Per non dire dei sogni e delle situazioni oniriche e fantastiche, la statua di sabbia della Natura Matrigna e l'apparizione dell'ermafrodita napoletano, con tette e pisello, che non aiutano granché il film. E invece proprio la narrazione piana, la gran costruzione della casa paterna a Recanati, la presenza di attori come Massimo Popolizio come padre, il conte Monaldo, e di Isabella Ragonese come sorella, la dolente Paolina, sviluppano quello che tutti noi spettatori vecchiotti cerchiamo, cioè una vita di Leopardi da studi liceali che ce lo riporti in vita. E capiamo nella sua lotta contro la mediocrità della vita di provincia quanto la rivoluzione di Leopardi abbia toccato la prima Nouvelle Vague italiana, "Prima della rivoluzione", "I pugni in tasca".

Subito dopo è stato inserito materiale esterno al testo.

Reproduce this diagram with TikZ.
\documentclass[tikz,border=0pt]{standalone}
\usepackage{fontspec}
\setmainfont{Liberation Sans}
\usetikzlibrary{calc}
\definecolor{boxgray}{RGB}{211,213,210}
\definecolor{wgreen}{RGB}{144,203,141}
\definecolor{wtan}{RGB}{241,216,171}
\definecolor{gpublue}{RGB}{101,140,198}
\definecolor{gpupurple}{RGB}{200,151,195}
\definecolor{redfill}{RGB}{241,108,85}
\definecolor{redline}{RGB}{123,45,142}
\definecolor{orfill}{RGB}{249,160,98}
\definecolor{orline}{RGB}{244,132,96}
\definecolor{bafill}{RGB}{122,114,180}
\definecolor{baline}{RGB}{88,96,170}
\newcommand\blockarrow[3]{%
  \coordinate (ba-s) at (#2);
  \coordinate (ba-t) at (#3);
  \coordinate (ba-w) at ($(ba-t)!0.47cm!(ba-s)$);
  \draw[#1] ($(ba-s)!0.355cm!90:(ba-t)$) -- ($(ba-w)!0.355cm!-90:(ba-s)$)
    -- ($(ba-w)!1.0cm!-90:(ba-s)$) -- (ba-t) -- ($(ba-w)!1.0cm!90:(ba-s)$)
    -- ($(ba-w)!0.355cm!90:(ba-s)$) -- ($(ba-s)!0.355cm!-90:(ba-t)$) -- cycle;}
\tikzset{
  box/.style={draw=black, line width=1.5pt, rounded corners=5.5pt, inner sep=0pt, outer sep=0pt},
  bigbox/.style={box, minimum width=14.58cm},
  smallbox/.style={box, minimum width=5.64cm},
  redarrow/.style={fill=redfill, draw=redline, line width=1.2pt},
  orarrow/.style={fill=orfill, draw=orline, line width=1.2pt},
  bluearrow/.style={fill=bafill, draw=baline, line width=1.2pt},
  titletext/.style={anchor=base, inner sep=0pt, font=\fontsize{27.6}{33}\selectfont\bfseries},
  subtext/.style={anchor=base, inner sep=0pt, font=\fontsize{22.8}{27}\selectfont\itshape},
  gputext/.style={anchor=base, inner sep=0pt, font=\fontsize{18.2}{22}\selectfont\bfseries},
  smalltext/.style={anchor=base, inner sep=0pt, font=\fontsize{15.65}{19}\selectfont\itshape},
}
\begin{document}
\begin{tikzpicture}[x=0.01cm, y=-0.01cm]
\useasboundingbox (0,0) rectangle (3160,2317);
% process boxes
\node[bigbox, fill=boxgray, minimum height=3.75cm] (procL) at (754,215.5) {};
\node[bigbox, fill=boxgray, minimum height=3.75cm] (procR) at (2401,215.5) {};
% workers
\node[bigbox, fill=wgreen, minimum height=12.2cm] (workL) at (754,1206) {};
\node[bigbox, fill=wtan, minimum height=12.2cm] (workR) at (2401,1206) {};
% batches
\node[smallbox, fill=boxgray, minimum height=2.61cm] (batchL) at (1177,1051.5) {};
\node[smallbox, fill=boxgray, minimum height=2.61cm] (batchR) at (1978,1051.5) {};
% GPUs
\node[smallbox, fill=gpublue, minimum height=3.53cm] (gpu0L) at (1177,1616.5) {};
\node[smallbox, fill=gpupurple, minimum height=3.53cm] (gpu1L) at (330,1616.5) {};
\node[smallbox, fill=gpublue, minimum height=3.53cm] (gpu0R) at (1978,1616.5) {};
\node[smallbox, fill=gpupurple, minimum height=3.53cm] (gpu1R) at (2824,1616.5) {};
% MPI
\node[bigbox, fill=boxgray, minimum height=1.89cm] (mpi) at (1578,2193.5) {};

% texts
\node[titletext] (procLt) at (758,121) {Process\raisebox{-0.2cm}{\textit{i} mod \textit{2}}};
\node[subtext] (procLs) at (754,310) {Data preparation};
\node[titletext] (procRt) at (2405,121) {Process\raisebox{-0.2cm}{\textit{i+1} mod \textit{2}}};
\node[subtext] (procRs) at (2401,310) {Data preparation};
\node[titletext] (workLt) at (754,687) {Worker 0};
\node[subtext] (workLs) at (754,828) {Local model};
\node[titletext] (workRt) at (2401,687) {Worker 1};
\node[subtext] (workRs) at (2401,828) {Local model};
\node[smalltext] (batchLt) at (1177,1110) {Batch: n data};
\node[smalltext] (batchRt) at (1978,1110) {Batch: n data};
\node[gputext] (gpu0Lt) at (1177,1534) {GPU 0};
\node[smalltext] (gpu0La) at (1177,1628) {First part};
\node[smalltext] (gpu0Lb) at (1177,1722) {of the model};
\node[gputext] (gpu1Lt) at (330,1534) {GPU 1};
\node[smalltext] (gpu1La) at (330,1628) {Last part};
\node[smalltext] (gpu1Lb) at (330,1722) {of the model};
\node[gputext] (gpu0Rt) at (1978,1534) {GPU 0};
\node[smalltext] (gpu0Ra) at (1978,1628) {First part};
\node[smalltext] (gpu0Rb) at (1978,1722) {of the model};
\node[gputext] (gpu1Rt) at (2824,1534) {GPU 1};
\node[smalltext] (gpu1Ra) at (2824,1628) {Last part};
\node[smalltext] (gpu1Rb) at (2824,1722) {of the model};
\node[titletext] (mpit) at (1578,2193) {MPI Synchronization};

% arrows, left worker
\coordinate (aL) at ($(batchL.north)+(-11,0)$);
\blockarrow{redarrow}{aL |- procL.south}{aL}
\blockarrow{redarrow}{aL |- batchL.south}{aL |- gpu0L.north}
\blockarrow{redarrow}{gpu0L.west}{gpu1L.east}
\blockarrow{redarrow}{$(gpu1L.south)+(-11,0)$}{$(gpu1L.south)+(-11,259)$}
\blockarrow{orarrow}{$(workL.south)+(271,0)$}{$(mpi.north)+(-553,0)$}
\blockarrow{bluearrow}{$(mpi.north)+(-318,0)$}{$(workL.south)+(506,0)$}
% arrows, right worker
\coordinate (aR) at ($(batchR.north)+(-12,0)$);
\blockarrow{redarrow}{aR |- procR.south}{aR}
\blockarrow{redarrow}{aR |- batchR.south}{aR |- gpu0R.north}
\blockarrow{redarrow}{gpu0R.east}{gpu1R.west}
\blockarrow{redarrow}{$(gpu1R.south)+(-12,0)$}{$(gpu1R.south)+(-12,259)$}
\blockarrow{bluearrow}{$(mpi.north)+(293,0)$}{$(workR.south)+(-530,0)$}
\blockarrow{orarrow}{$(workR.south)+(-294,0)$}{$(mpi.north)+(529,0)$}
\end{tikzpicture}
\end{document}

Elio Germano ha il peso di costruire un personaggio difficile, di rendere la sua malinconia e la sua fisicità via via sempre più terribile, all'interno della costruzione visiva di Martone e Berta. Magnifico quando recita senza eccessi teatrali le poesie più celebri, si cala in un corpo a corpo col personaggio e con l'italia dell'800 molto faticoso che fa apparire l’Iron Man di Robert Downey Jr una passeggiata.
Giustamente Martone lo circonda dei migliori attori teatrali del momento, da Valerio Binasco a Massimo Popolizio, da Michele Riondino, ottimo come l'amico Ramieri, mentre la bellissima Anna Mouglalis è l'amica Fanny, che non gli darà speranze. Compare anche, nel suo ultimo film, Veronica Lazar, volto storico del cinema di Bernardo Bertolucci e Michelangelo Antonioni. L'800 poetico e artistico e il 900 del cinema sembrano oggi così vicini. Forse il 2000 è un’altra cosa. In sala dal 16 ottobre.